Ten years ago this week, the odious policy known as “Don’t Ask, Don’t Tell” (DADT) came to an end.

The law prevented gay people from serving in the military. People who went public with their sexuality were kicked out, no matter how distinguished their service. Enacted in the 1990s, DADT was created to stop witch hunts of “suspected” homosexuals, meaning if you stayed in the closet and kept quiet you’d be left alone.

American Veterans for Equal Rights (AVER), America’s oldest LGBT veterans service organization, hailed the anniversary of repeal. “AVER celebrates this important civil rights milestone, and we honor the long and determined grassroots effort by service members and veterans, men and women, to overturn the nearly 100-year-old policies that denied the freedom to serve to LGBT soldiers, marines, sailors, airmen and coastguardsmen. We acknowledge the diverse efforts, strategies, struggles and sacrifices by many individuals and organizations that led to the repeal of the discriminatory DADT law.”

Fourteen thousand people were dismissed under DADT and an estimated 100,000 service people “under suspicion” were removed since World War II. The repeal anniversary is being used to help right those wrongs. The Department of Defense announced they will review files of veterans who received “other-than-honorable” discharges, and people who were kicked out for their sexuality will be able to get full Veterans Affairs benefits.

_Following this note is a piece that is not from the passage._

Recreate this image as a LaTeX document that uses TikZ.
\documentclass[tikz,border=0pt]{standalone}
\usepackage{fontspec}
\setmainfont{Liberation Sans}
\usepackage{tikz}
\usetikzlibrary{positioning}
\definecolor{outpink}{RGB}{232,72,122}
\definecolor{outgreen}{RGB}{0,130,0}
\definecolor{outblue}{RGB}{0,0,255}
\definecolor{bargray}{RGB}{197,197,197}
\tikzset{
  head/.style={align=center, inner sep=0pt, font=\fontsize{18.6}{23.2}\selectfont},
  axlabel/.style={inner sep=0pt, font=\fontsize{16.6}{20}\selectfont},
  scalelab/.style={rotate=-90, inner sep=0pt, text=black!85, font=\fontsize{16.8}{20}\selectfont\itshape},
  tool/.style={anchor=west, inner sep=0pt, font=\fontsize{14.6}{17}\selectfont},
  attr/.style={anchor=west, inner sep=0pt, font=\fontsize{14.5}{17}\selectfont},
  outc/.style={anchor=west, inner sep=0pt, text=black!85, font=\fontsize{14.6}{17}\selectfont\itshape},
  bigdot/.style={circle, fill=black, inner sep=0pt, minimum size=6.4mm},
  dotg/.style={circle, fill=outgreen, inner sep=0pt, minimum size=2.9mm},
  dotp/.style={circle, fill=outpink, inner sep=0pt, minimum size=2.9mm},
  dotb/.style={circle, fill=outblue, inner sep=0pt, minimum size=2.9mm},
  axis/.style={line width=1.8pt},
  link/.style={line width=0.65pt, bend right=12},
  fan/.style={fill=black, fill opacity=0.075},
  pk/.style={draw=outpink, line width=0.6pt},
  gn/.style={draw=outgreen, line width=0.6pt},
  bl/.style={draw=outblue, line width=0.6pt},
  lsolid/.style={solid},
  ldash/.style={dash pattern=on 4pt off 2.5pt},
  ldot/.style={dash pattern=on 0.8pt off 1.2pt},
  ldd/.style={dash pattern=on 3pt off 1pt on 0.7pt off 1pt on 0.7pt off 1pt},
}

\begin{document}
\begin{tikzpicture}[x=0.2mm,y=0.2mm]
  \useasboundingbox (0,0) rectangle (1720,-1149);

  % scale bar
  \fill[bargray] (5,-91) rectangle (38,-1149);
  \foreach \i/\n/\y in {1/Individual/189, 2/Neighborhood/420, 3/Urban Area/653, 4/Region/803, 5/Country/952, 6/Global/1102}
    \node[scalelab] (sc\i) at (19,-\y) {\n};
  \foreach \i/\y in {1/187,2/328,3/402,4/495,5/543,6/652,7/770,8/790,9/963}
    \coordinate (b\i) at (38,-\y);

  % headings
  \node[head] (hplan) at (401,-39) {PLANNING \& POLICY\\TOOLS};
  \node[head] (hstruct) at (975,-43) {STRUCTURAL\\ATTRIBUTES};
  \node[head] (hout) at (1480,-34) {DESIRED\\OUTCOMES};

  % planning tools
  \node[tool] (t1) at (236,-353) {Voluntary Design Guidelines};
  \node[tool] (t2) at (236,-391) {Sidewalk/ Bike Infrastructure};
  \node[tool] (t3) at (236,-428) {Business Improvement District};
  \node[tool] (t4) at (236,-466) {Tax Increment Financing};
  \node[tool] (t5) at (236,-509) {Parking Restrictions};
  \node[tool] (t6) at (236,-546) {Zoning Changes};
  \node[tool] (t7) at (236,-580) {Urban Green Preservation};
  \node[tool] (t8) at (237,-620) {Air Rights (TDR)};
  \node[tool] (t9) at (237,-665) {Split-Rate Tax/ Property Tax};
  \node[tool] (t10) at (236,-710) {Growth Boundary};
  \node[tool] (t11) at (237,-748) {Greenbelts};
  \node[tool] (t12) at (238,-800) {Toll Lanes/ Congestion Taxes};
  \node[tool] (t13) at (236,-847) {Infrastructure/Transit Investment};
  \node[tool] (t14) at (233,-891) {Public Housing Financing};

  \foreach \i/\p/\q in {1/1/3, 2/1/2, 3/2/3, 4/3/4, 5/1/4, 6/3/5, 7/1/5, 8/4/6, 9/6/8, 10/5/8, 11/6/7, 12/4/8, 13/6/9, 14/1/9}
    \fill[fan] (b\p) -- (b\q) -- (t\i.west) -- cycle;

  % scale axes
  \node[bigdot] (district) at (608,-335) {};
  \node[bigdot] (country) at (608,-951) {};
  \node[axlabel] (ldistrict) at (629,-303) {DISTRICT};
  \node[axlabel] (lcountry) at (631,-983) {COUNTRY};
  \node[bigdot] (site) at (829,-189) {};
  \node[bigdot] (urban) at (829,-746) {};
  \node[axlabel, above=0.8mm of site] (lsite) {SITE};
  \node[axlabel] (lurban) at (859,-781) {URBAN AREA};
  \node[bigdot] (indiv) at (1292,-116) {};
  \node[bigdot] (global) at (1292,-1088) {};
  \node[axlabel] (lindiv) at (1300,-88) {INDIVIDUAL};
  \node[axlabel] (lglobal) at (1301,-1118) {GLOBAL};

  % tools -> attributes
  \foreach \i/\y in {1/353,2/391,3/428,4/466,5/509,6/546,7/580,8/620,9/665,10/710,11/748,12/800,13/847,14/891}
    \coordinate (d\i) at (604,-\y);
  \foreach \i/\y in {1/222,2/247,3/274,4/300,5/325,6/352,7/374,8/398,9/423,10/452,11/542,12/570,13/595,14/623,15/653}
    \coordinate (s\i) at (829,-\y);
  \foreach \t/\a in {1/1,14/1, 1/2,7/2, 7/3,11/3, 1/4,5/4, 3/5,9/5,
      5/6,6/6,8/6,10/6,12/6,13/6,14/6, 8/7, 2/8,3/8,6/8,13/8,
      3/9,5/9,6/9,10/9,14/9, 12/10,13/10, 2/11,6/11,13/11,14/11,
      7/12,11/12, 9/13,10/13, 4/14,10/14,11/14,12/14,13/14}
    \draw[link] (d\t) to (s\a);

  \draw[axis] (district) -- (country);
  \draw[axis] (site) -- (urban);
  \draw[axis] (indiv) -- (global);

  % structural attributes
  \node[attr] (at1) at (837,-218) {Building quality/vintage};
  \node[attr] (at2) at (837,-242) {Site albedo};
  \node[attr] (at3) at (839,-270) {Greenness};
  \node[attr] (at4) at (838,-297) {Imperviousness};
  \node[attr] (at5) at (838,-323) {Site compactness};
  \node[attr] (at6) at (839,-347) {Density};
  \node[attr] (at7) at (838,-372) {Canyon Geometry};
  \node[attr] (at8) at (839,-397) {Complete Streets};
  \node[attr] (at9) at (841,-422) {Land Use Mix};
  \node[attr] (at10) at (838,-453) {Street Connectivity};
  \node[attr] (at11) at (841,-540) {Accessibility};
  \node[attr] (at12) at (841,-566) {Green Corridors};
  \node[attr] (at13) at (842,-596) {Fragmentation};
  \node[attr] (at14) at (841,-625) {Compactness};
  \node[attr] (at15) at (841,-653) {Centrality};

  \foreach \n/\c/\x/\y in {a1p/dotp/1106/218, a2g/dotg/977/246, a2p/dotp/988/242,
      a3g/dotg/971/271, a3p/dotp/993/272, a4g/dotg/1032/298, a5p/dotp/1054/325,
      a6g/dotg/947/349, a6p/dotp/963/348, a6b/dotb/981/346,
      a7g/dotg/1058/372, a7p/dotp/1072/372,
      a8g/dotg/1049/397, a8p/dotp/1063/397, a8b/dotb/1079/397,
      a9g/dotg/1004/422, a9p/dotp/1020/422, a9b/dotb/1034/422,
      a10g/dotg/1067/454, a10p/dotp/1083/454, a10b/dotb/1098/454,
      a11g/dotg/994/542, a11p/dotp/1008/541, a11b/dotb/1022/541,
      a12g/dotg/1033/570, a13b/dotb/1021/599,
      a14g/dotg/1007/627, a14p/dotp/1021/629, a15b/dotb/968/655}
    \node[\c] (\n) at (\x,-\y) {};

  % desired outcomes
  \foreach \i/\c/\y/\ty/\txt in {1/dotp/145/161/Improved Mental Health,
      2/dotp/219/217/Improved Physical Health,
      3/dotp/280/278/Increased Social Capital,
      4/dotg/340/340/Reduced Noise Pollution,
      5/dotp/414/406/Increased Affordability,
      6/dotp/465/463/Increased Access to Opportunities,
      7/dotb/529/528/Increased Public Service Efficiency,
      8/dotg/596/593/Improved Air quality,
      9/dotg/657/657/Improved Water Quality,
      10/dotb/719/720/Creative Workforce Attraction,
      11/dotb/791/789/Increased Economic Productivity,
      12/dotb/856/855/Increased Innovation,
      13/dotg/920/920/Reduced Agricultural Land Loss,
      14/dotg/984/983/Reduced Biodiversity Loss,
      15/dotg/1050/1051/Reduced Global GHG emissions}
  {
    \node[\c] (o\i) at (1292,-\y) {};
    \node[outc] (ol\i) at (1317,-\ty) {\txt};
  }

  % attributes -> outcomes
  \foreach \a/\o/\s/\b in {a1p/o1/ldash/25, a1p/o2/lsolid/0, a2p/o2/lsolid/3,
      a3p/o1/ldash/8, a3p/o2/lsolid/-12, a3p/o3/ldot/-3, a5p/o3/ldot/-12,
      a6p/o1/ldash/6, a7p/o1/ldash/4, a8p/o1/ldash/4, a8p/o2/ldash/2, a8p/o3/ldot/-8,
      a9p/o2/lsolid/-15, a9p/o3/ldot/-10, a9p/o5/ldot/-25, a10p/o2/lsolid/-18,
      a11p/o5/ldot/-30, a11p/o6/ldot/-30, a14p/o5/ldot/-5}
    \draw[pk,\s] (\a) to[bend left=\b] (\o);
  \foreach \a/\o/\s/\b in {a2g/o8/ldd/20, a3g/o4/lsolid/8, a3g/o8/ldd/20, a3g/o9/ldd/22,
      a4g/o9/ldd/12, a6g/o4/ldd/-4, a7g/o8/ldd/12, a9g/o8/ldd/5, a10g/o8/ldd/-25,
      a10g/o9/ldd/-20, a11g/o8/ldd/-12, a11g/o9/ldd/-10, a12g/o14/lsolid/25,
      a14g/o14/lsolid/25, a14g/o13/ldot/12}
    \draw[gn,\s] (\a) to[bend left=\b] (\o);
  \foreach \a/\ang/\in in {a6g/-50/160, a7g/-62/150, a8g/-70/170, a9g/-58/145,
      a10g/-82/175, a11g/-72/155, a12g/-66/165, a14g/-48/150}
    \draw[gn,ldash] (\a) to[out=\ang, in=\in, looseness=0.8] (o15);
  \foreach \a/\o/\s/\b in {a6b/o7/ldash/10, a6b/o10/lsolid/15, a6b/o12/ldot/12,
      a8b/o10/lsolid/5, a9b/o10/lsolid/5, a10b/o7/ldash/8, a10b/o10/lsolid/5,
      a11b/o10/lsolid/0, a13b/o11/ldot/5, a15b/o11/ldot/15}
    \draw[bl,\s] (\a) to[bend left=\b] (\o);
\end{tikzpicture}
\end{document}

People who may have been pressured to leave the service because of their sexual orientation, despite the repeal of DADT, will also have their files and benefit status reviewed. President Joe Biden, who was vice president when DADT was repealed, said, “A great injustice was remedied and a tremendous weight was finally lifted off the shoulders of tens of thousands of dedicated American service members. The repeal of ‘Don’t Ask, Don’t Tell,’ which formally barred gay, lesbian, and bisexual service members from openly serving, helped move our nation closer to its foundational promise of equality, dignity, and opportunity for all. It was the right thing to do.”

AVER says much work remains, especially for trans servicemembers, who see their status change with each administration. “Just as Donald Trump reversed the Obama-era policy that allowed transgender volunteers the right to serve, future commanders-in-chief could change policy at will. The reinstatement of transgender service implemented by President Biden must be protected by law.”